VIDEO: Nigerian thrown out of Trump’s rally for being black

On Wednesday night, East Carolina University student Adedayo Adeniyi decided that he was going to attend the Donald Trump rally in Fayetteville, N.C. — not as a protester or demonstrator, he came alone, but as a curious college student at a very strange and important time in the history of our nation.
"I was there just to watch and experience the surreal moment of someone like Trump running for president and speaking to thousands of people," he told the Daily News. Without saying a single word during the entire event, Adeniyi was randomly targeted and thrown out of the event by police as seen and heard on video he recorded. .

 "At first I refused to leave because it was all just a product of being black at a Trump rally. Basically in that environment I'm guilty by association. But common sense told me to just listen to the cops and move along," Adeniyi told the News.

On his cellphone video Adeniyi, being told he has to leave, can be heard saying: "Whoa. Whoa. Whoa. That's not me, that's them. I don't even know them. What? I don't even know them. I don't even know them." In a complete state of disbelief that he was being put out of an event because of the color of his skin, the 20-year-old student was audibly shocked.

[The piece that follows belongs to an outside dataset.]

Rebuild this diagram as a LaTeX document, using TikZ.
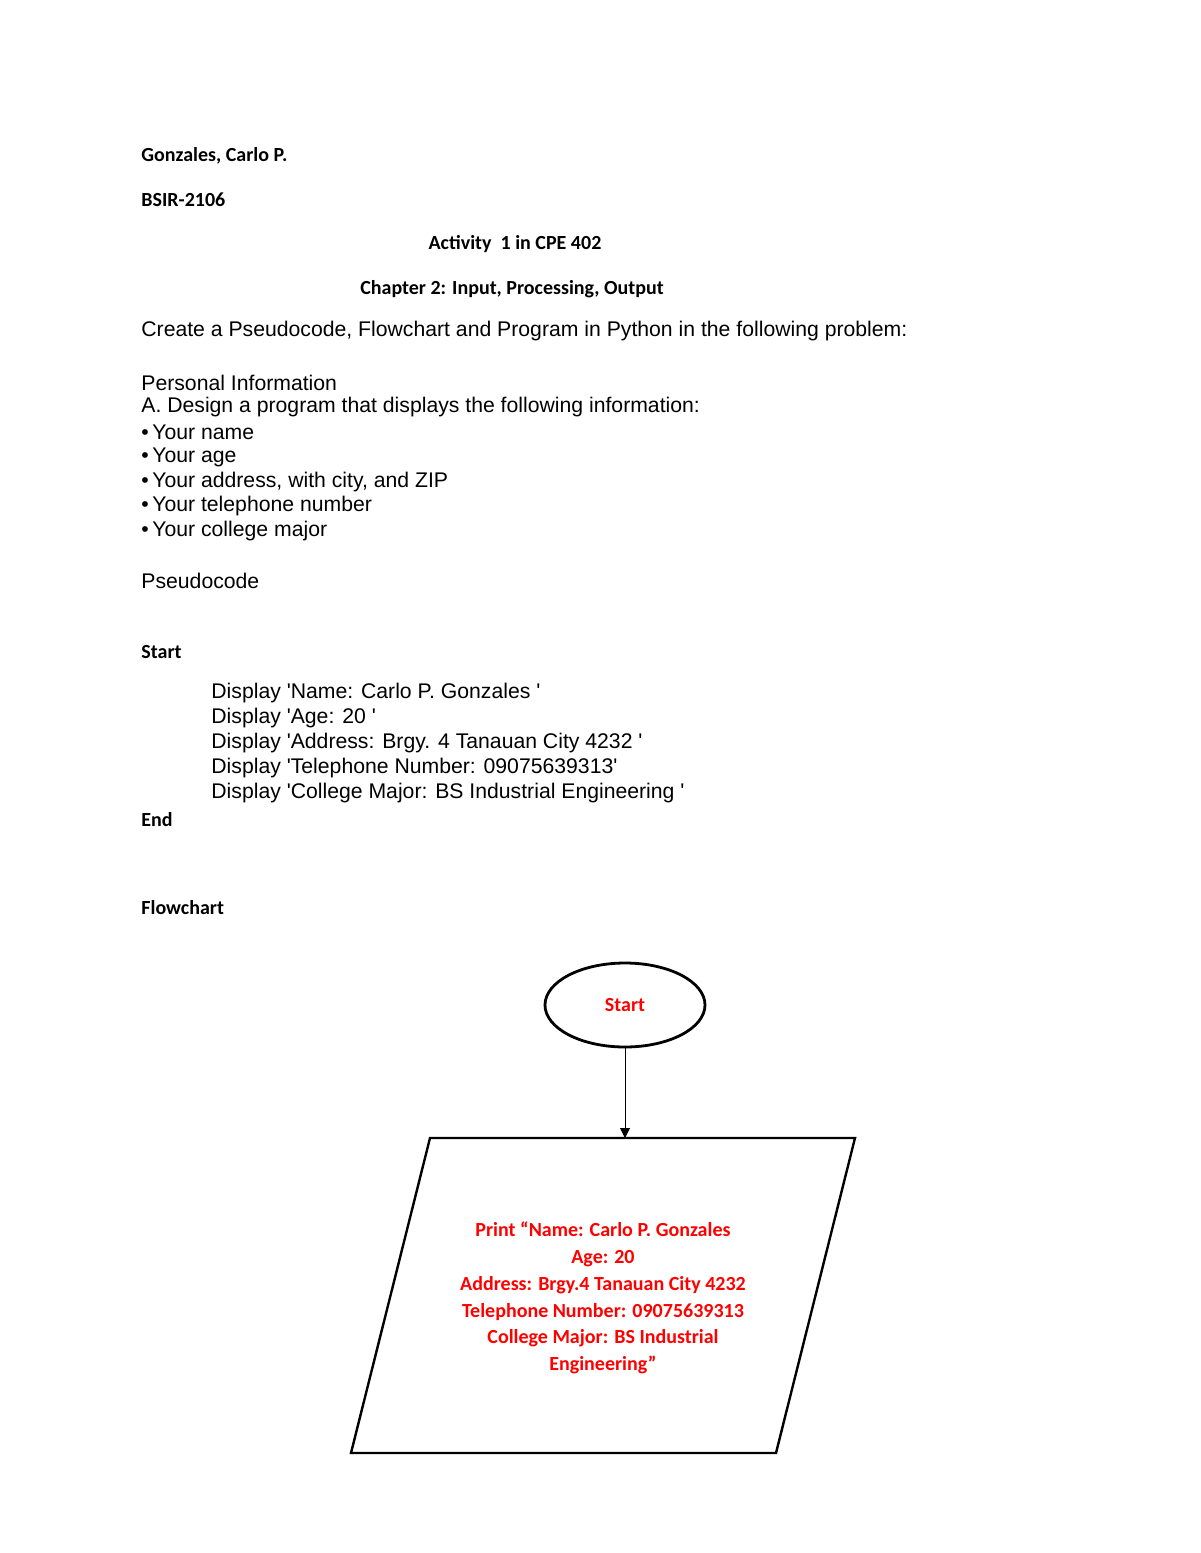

  After reluctantly complying, Adeniyi was escorted down the stairs by the police. What happened next, he told The News, "caused me to lose faith in America." "The man at the end of the video is a moment I'll never forget," said Adeniyi." "The hate in his eyes. The words. The hate in those words. The slap. It was disgusting and sad. At that moment I believed that America will stay and continue to be a hateful and bigoted country."

Having not protested or disrupted the entire event, the man Adeniyi is referencing, a middle aged white man, looked him directly in the face and said, "F--k you. F--k you. F--k you," right before slapping Adeniyi in the face. "These are presidential candidate rallies. I'm not at a KKK rally. The fact that I experienced hate at a candidate rally tells you everything you need to know about Donald Trump and the people that support him.

People will act more hateful and racist in environments that they feel not only encouraged to do it, but accept it as normal," said Adeniyi. Sadly, on another day, or in another year, what this bright young college student experienced would be a headline grabbing event. Somehow, what this young man experienced, which is utterly despicable, seems small because in a different part of the arena another young black man was brutally assaulted by Trump supporter John McGraw, who was later arrested for the assault.

Criminal charges are pending against half a dozen Trump supporters in Kentucky for assaulting a series of Trump protesters. This is Trump's America. He is fully encouraging and empowering his supporters to do this. They are his followers and are following his own instructions.